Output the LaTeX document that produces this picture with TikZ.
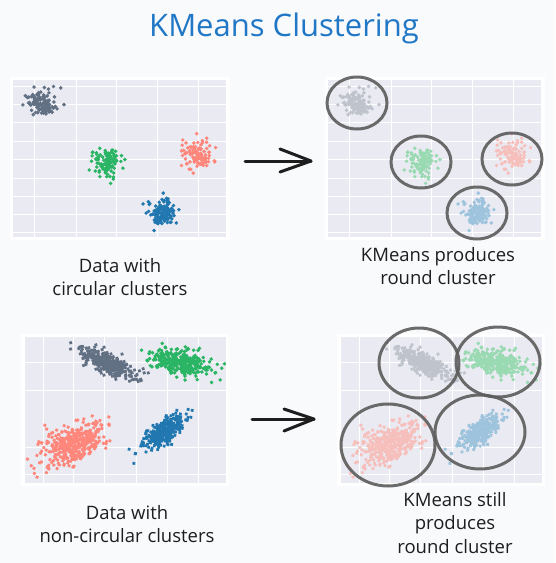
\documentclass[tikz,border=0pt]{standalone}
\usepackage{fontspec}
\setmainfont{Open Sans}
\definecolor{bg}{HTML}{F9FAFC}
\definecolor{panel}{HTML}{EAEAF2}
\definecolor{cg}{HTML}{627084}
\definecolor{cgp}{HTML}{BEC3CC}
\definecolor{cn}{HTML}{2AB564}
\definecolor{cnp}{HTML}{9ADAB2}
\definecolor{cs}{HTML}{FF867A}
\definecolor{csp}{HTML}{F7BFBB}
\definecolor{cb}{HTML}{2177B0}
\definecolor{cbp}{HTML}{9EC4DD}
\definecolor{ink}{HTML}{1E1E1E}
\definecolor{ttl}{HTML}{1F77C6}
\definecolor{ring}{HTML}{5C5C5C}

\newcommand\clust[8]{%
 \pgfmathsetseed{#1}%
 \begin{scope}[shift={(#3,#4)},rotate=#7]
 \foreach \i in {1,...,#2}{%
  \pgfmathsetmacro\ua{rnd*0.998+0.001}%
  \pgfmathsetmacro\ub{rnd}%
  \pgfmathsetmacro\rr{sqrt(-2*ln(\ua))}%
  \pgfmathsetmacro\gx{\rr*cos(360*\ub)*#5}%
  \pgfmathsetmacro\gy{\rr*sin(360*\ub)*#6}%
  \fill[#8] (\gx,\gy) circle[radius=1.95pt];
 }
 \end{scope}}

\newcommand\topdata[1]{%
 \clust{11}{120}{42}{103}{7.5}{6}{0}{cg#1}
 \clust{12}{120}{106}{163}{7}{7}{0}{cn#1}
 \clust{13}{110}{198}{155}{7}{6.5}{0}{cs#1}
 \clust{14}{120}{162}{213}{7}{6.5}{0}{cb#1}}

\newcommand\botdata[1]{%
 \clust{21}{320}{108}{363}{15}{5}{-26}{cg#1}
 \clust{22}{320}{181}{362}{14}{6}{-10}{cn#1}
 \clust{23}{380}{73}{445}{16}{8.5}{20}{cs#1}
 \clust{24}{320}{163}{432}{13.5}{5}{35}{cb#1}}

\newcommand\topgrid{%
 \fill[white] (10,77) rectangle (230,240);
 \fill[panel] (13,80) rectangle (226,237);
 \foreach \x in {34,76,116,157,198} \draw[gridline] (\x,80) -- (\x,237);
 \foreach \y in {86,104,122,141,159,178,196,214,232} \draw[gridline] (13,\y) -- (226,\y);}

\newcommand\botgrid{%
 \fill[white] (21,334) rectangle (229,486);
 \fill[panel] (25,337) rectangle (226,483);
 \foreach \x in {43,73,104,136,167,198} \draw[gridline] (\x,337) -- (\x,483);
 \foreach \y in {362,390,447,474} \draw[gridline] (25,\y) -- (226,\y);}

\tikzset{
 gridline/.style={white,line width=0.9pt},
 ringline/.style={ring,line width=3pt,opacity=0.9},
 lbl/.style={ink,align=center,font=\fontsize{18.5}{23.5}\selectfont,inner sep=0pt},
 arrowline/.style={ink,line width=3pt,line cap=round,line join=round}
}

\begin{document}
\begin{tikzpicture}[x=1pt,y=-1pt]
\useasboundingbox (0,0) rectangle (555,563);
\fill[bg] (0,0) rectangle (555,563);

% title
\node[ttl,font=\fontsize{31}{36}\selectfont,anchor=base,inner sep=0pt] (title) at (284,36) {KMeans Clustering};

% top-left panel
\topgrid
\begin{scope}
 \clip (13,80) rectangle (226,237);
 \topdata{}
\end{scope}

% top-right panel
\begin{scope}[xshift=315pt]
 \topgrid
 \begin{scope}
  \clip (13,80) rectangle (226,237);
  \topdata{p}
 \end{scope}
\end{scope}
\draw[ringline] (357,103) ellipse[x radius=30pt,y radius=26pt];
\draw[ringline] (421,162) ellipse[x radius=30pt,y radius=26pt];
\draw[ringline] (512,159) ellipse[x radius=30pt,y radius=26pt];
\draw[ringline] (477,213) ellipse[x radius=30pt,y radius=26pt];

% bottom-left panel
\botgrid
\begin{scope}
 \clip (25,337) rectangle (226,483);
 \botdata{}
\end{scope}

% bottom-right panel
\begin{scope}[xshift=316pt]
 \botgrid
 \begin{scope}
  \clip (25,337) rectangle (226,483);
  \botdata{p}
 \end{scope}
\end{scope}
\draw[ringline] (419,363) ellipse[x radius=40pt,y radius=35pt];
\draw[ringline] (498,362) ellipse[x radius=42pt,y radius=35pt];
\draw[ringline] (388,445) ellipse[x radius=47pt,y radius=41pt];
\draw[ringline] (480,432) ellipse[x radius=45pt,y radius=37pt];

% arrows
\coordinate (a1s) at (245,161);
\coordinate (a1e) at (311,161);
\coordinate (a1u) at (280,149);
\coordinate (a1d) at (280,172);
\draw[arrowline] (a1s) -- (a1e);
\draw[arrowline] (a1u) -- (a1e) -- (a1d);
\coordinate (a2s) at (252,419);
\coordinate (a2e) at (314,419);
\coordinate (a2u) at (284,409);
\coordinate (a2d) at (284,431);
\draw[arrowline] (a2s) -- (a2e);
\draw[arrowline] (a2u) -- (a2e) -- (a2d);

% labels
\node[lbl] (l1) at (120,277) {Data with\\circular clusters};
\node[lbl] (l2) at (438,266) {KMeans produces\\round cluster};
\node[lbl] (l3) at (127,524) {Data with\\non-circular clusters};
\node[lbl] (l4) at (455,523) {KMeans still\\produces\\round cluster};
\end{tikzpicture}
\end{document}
· · · ·
* _YOUR OBJECTIVE_:
Where a line of the material above holds the string "with", copy that line.

* _SOLUTION FOR THIS EXERCISE_:
Output the LaTeX document that produces this picture with TikZ.
\node[lbl] (l1) at (120,277) {Data with\\circular clusters};
\node[lbl] (l3) at (127,524) {Data with\\non-circular clusters};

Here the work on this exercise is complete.